Mais ce n'est pas un chercheur de métier car il est receveur de
l'Enregistrement et des domaines, et tout comme Henri Boudet, il
consacre une partie de ses loisirs à ses recherches. Sa grande
connaissance de la civilisation grecque et ses écrits lui valent
l'accession au titre de membre de la Société de linguistique le 14
décembre 1889.
Fonctionnaire de l'état, le receveur de l'Enregistrement et des
domaines est appelé à changer de postes et c'est ce qu'accepta
Monsieur Imbert sa vie durant.
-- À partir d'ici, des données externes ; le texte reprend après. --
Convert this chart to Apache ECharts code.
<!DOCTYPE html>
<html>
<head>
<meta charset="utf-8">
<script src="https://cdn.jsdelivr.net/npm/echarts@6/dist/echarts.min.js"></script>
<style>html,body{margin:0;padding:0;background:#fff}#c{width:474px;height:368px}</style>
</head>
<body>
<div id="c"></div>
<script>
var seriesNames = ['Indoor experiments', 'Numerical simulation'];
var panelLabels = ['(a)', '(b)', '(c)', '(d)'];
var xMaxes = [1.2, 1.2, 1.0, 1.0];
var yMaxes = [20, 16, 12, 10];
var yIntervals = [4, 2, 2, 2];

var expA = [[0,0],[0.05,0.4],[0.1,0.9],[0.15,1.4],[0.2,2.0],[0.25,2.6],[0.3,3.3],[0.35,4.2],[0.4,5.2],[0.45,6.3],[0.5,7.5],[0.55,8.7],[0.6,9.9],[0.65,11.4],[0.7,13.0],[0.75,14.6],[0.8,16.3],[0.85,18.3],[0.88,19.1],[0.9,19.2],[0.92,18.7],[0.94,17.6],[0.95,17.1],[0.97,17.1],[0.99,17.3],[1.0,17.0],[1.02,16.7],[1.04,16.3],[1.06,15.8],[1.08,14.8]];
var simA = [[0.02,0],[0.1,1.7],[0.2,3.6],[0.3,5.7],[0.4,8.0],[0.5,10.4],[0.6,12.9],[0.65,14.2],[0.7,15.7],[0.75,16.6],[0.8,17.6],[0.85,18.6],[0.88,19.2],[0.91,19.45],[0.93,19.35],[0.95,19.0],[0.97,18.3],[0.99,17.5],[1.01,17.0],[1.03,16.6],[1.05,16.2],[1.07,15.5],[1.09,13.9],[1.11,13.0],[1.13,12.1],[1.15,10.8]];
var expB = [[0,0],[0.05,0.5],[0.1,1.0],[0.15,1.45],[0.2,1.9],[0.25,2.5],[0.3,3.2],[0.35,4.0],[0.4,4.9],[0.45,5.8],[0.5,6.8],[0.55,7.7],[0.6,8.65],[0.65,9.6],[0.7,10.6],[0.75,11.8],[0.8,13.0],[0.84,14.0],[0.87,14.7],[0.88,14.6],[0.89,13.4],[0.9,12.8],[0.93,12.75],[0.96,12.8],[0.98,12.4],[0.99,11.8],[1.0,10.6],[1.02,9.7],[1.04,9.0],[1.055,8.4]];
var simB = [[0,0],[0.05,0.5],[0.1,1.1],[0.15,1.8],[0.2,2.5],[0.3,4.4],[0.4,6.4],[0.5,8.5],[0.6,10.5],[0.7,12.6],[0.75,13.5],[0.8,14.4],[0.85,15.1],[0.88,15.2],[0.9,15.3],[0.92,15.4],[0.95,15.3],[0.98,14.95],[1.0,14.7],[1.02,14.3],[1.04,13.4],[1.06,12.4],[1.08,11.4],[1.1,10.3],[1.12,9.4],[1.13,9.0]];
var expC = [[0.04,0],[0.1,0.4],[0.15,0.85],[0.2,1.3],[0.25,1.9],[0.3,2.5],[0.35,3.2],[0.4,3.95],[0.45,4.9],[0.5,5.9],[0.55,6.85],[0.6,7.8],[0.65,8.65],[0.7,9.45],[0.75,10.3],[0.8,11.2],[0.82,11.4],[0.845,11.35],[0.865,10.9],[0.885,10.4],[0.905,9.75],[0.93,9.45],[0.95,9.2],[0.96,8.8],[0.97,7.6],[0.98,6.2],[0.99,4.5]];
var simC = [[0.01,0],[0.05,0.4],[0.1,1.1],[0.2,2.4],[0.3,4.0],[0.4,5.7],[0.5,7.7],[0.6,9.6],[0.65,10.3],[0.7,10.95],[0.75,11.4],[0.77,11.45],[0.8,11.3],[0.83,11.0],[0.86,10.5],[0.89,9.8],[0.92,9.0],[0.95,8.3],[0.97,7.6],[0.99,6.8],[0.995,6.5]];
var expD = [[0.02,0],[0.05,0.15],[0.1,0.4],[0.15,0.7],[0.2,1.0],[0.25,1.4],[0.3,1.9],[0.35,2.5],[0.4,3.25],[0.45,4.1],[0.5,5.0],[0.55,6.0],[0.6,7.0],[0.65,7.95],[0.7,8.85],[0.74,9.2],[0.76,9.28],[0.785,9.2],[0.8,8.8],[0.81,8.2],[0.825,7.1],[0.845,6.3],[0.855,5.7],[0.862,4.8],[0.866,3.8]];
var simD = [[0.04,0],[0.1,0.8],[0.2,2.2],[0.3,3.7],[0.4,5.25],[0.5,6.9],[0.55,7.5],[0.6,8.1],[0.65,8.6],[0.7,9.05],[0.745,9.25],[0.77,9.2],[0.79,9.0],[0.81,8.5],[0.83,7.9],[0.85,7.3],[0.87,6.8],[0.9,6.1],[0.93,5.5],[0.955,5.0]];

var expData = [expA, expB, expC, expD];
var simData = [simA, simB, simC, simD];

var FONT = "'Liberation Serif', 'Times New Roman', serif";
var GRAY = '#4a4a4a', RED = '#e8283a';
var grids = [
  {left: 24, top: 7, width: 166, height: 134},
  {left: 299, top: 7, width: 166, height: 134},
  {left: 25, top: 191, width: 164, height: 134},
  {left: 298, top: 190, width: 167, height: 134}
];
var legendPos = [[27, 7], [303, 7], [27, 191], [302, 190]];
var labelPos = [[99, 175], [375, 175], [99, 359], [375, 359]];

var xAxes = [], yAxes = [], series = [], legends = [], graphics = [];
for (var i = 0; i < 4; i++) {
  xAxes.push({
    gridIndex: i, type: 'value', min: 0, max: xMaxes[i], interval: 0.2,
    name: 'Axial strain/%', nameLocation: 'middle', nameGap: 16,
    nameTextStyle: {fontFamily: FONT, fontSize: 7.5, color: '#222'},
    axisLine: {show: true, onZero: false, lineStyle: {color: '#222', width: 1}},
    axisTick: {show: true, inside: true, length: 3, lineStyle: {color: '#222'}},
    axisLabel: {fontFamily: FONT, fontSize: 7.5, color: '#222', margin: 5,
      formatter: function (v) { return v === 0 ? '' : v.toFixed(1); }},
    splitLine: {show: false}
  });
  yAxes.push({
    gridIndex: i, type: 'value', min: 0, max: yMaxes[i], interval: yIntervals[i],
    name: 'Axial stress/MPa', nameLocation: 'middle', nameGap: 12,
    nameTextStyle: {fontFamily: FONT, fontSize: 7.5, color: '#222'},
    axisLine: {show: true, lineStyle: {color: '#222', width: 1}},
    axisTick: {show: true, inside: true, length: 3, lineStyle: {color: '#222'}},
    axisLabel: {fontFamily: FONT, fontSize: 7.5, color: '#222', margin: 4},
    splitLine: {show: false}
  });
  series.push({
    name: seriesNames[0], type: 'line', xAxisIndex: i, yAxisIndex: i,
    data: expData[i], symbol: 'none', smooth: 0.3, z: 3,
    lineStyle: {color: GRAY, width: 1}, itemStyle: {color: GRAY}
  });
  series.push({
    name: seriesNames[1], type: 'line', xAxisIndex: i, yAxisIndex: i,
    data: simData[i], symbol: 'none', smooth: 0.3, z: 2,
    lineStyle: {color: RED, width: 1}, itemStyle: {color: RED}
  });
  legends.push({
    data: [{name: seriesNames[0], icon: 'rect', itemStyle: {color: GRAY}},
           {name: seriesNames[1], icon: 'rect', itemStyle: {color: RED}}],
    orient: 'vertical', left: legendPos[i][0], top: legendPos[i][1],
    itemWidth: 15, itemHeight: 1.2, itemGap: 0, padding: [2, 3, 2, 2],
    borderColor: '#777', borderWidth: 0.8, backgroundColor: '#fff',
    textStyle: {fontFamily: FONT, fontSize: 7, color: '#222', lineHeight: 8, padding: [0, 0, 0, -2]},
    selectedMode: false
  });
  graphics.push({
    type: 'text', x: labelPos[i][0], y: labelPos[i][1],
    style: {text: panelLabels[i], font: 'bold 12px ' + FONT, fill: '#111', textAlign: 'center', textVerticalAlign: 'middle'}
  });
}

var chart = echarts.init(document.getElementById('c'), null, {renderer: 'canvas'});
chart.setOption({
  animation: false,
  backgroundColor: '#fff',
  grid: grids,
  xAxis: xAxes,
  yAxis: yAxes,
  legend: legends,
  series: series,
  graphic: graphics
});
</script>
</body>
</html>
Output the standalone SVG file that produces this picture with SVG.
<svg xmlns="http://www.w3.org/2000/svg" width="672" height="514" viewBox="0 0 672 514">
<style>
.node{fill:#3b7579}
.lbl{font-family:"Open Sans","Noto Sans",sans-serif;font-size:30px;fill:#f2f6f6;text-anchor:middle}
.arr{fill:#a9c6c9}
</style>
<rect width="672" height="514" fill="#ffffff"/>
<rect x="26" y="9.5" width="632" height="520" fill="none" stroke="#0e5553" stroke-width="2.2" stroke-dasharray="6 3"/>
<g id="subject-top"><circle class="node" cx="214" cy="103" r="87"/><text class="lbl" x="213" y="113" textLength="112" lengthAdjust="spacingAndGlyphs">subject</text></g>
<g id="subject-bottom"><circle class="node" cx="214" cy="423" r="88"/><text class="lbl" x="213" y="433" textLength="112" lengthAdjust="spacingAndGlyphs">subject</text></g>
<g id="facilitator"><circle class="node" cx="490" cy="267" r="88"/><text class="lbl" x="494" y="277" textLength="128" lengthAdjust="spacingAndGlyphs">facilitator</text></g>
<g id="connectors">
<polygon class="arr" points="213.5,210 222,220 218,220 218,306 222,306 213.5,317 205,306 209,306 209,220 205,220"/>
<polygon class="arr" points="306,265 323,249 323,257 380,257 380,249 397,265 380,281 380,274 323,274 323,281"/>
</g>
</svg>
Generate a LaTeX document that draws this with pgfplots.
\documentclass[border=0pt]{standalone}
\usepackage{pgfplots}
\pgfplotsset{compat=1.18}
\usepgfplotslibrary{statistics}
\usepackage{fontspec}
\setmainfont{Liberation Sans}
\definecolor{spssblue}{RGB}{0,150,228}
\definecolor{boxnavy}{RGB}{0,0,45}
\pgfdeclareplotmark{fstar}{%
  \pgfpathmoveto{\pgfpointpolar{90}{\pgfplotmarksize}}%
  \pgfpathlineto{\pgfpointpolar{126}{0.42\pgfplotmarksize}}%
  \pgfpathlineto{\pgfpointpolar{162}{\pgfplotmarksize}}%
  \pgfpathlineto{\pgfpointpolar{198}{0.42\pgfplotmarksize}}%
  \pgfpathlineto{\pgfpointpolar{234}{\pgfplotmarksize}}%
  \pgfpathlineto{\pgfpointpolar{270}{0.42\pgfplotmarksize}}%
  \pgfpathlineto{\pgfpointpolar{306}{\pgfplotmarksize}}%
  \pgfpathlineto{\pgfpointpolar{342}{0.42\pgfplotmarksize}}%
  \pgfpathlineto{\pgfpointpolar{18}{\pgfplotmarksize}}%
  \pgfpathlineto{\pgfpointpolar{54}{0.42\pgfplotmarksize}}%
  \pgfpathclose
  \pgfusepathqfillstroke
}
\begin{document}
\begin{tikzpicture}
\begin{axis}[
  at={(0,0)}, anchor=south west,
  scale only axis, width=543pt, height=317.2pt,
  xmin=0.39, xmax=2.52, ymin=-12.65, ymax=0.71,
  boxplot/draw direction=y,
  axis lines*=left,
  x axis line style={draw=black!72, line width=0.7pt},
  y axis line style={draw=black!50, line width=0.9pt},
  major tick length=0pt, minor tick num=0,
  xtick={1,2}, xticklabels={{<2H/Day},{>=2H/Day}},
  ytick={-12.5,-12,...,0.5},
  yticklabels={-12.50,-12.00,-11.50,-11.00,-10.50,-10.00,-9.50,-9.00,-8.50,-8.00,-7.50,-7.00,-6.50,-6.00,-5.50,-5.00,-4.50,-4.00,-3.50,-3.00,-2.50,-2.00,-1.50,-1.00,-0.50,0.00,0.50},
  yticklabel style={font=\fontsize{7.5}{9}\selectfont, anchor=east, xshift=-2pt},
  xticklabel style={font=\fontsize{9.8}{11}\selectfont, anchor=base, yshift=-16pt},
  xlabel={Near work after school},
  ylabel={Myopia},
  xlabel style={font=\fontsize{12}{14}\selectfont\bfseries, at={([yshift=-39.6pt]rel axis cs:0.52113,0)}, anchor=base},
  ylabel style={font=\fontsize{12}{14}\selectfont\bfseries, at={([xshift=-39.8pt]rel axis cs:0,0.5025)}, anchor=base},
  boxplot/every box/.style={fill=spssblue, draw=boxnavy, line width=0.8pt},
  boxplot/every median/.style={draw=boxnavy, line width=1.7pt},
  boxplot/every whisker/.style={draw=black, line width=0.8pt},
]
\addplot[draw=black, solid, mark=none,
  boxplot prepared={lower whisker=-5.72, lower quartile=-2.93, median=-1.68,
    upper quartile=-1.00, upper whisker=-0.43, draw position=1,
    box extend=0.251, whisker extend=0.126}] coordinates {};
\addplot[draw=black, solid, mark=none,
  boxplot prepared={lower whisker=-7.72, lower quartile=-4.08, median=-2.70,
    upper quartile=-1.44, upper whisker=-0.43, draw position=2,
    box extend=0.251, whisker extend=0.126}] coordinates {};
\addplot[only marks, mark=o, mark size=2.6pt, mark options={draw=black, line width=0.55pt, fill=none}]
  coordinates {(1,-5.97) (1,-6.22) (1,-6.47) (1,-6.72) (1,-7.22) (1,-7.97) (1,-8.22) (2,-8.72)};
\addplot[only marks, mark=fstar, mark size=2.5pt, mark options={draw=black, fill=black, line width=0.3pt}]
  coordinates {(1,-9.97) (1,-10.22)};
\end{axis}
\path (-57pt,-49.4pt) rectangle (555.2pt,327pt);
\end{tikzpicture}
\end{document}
Il fut en poste à Tence (Haute-Loire)
Monsol (Rhône), Brezolles (Eure et Loire). Mais au moment de la
présentation de son filleul, Henri Boudet, il est en poste à Couiza
dans l'Aude !
Autant dire que les deux hommes se connaissaient forcement et que ce bon
voisinage a très certainement un peu aidé les choses.
Si ce M. Imbert connut l'abbé et lui proposa l'honneur de ce parrainage,
sa modestie cléricale dut-elle en souffrir, il accepta.
Dans le cas contraire, est-ce lui ou un des ses proches qui fit la
démarche auprès du docte receveur ? Nous n'en saurons rien.
Mais dans tous les cas, nous savions depuis longtemps déjà que le
prêtre avait aussi quelques ambitions honorifiques, en dehors
bien sûr de son incomparable capacité à brouiller toutes les pistes
qu'elles soient linguistiques ou trésoraires.